The review’s authors had a much different interpretation (see their second reply). This may seem frustrating. All the back and forth has mostly focused on somewhat technical issues, such as model selection, sample comparability, and research protocol (with some ethical charges thrown in for good measure). These are essential matters, but there is also an even simpler reason for the divergent interpretations, one that is critically important and arises constantly in our debates about value-added.
Here’s the first key point: The finding that teachers matter – that there is a significant difference overall between the most and least effective teachers – is not in dispute. Indeed, the fact that there is wide variation in teacher “quality” has been acknowledged by students, parents, and pretty much everyone else for centuries – and has been studied empirically for decades (see here and here for older examples). The more recent line of value-added research has made enormous (and fascinating) contributions to this knowledge, using increasingly sophisticated methods (see here, here, here, and here for just a few influential examples).
Therefore, the Times’ claim that the NEPC analysis confirmed their findings because they too found wide variation in teacher effects is kind of missing the point. Teacher effects will vary overall with virtually any model specification that’s even remotely complex. The real issue, both in this case and in the larger debate over value-added, is whether we can measure the effectiveness of individual teachers.

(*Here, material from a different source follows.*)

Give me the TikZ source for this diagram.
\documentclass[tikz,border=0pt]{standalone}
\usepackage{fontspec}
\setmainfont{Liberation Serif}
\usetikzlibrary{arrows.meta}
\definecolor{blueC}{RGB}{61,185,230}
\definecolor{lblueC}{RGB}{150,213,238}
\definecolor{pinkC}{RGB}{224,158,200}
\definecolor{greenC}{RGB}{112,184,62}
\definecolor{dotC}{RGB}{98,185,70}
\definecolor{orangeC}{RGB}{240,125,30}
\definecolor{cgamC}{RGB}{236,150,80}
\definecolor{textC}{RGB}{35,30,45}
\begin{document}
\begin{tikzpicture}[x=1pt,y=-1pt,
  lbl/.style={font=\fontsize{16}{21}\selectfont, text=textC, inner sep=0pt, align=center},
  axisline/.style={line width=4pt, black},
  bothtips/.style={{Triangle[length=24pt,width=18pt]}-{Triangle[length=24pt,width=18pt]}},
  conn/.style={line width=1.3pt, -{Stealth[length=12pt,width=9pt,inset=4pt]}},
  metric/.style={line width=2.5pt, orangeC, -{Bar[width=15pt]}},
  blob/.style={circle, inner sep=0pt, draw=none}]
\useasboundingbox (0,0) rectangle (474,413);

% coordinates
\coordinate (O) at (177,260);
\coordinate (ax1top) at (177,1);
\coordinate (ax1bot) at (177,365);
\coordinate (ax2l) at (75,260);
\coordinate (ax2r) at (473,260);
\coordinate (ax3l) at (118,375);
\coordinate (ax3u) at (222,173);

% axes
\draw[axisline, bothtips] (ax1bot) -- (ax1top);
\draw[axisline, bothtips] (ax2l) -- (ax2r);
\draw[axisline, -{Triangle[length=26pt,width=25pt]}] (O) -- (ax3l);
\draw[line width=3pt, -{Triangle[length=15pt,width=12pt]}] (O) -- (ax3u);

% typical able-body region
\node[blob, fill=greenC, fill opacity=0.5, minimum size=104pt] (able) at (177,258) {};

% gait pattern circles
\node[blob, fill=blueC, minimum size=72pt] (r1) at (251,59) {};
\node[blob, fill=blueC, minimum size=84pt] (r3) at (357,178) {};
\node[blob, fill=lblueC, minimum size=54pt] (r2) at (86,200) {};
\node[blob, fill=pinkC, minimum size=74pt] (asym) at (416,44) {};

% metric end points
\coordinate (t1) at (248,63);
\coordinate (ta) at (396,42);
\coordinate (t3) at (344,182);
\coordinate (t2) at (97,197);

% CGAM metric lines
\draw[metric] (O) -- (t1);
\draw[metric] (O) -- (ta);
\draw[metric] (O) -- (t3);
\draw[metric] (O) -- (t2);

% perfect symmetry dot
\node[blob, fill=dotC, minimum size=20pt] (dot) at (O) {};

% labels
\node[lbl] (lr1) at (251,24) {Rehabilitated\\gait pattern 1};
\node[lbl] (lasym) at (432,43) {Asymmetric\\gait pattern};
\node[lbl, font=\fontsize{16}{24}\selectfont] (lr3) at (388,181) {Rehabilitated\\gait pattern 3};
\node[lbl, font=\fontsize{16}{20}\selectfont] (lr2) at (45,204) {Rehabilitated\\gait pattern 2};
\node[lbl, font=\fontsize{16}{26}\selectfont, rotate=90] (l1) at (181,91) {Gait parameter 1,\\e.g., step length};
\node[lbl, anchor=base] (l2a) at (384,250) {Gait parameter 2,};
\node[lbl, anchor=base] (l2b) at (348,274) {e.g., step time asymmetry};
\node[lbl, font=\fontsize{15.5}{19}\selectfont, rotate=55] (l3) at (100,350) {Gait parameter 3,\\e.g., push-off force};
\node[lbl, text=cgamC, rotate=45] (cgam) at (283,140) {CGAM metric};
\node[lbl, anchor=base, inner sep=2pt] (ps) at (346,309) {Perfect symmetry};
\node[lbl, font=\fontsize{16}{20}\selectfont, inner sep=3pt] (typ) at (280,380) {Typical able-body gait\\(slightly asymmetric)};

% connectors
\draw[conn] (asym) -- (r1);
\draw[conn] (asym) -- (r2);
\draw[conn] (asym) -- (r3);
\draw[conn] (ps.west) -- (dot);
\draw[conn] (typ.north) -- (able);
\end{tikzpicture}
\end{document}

Now, if the Times had simply published a few articles reporting their overall findings – for example, the size of the aggregate difference between the most and least effective teachers, and how it varies by school, student, and teacher characteristics – I suspect there would have been relatively little controversy. The core criticisms by Briggs and Domingue would still have been relevant and worth presenting, of course – their review is focused on the analysis, not how the Times used it. But the LAT technical paper (and articles based on it) would really have just been one of dozens reaching the same conclusion – albeit one presented more accessibly (in the articles), using a large new database in the newspaper’s home town.
Of course, the Times did not stop there. They published the value-added scores for individual teachers in an online database. Just as the academic literature on value-added is different from using the estimates in high-stakes employment decisions, the paper’s publication of the database is very different from their presenting overall results.
Let’s say I was working for a private company, and I told my boss that I had an analysis showing that there was wide variation in productivity among the company’s employees. She probably already knew that, or at least suspected as much, but she might be interested to see the size of the differences between the most and least productive workers. The results might even lead her to implement particular policies – in hiring, mentoring, supervision, and the like. But this is still quite different from saying that I could use this information to accurately identify which specific employees are the most and least productive, both now and in the future.
The same goes for teachers, and that is the context in which the criticisms by Briggs and Domingue are most consequential. They address a set of important questions: How many teachers’ estimates change with a different model with different variables (and what does that mean if they do)? Did the model omit important variables that influenced individual teachers’ estimates? Were the estimates biased by school-based decisions such as classroom assignment? How many teachers were misclassified due to random error?
From this perspective, with an eye toward individual-level accuracy, the Times might have proceeded differently. They might have accounted for error margins in assigning teachers effectiveness ratings (as I have discussed before). When confronted with the failure to replicate their results, they might have actually shown concern, and taken steps to figure it out. And they may have reacted to the fact that their results vary by model specification and were likely biased by non-random classroom assignment (which will likely be made worse by the publication of the database) by, at the very least, agreeing to make public their sensitivity analyses, and defending their choices.
Instead, they persisted in defending a conclusion that was never in question. They argued – twice – that the NEPC review also found variation in teacher effects, and therefore supported their “most significant” conclusion, even if it disagreed with their other findings. On this basis, they downplayed the other issues raised by Briggs/Domingue (who are, by the way, reputable researchers pointing out inherent, universally-accepted flaws in these methods). In other words, the Times seems to have conflated the importance of teacher quality with the ability to measure it at the individual level.
And, unfortunately, they are not alone. I hear people – including policymakers – advocate constantly for the use of value-added in teacher evaluations or other high-stakes decisions by saying that “research shows” that there are huge differences between “good” and “bad” teachers.
This overall variation is a very important finding, but for policy purposes, it doesn’t necessarily mean that we can differentiate between the good, the bad, and the average at the level of individual teachers. How we should do so is an open question. Conflating the importance of teacher quality with the ability to measure it carries the risk of underemphasizing all the methodological and implementation details – such as random error, model selection, and data verification - that will determine whether value-added plays a productive role in education policy. These details are critical, and way too many states and districts, like the Los Angeles Times, actually seem to be missing the trees for the forest.